[START Dataset excerpt]

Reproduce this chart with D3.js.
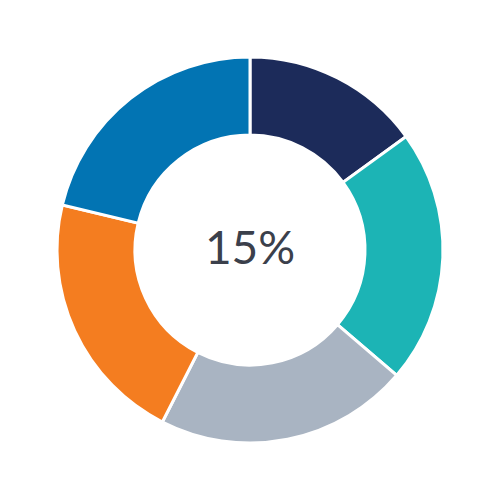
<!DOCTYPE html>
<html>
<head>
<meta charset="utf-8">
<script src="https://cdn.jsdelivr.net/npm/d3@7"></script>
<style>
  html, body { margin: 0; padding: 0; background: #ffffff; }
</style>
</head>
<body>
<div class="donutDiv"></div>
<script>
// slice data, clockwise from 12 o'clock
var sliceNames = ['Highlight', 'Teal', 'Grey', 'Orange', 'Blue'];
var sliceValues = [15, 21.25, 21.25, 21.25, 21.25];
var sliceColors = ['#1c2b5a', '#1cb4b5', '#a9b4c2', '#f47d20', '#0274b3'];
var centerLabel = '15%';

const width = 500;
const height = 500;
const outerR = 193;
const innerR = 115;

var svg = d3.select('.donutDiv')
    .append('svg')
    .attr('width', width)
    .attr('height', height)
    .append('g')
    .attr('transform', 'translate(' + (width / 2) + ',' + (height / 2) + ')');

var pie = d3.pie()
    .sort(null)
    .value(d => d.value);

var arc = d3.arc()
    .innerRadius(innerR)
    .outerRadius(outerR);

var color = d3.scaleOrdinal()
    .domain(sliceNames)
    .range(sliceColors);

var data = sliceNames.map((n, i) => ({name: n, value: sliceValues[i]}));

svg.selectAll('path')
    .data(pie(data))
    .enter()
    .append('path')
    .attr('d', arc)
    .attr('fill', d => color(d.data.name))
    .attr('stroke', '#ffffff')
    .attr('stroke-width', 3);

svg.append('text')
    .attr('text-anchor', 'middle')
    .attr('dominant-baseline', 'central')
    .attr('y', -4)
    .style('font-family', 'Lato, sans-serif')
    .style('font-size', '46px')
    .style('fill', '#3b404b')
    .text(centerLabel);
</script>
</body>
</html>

[END Dataset excerpt]

▶ [Aim]
Set the lines above down again, word for word, from the first through the one containing "const innerR = 115;"; pictures excluded.

▶ [Solution to the exercise]
Reproduce this chart with D3.js.
<!DOCTYPE html>
<html>
<head>
<meta charset="utf-8">
<script src="https://cdn.jsdelivr.net/npm/d3@7"></script>
<style>
  html, body { margin: 0; padding: 0; background: #ffffff; }
</style>
</head>
<body>
<div class="donutDiv"></div>
<script>
// slice data, clockwise from 12 o'clock
var sliceNames = ['Highlight', 'Teal', 'Grey', 'Orange', 'Blue'];
var sliceValues = [15, 21.25, 21.25, 21.25, 21.25];
var sliceColors = ['#1c2b5a', '#1cb4b5', '#a9b4c2', '#f47d20', '#0274b3'];
var centerLabel = '15%';

const width = 500;
const height = 500;
const outerR = 193;
const innerR = 115;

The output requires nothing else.